Isn’t that standard on most linux systems?
if your distro is not using Pipewire youre using a shitty one
I’m so confused, please don’t confused a new linux user it doesn’t help me
You can find out if you have pipewire or pulseaudio by using
pactl info | grep "Server Name"
You lost me
Pulseaudio used to be the standard audio server.Only recently pipewire has been taking its place.
@Simplesyrup @[email protected]
I believe @twei meant, if you open a terminal and put in the following command:
pactl info | grep “Server Name” the output should tell you what sound server you are using.
Or an even better and less nerdy was is just using. System taskmaster and seeing pipewire
Not better. There is no way to know if you have “System Taskmaster” installed, as I have never heard of software named that, and their process is system agnostic.

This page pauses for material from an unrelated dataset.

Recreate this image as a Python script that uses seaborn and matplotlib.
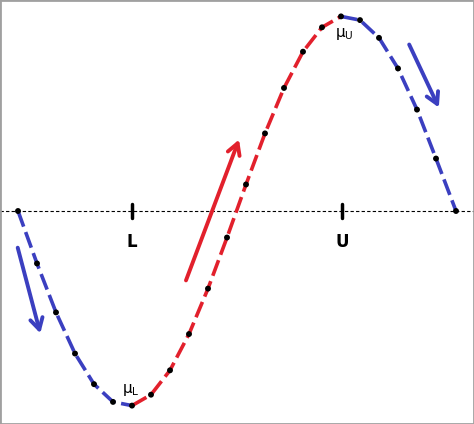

I mean task manger, but on my distro it’s just system
Pulseaudio and pipewire are kind of like audio drivers (not exactly but anyway). Let’s say you’re running spotify and discord. They both send their audio to pipewire. You can then use pipewire to control how loud each one is. It also supports more complex use cases like if you’re streaming, you can hook up the spotify output and your microphone mixed together into discord’s input so that the mixed audio will be streamed.
Pipewire is newer and basically replaces another system called jack that did the same thing for pulseaudio.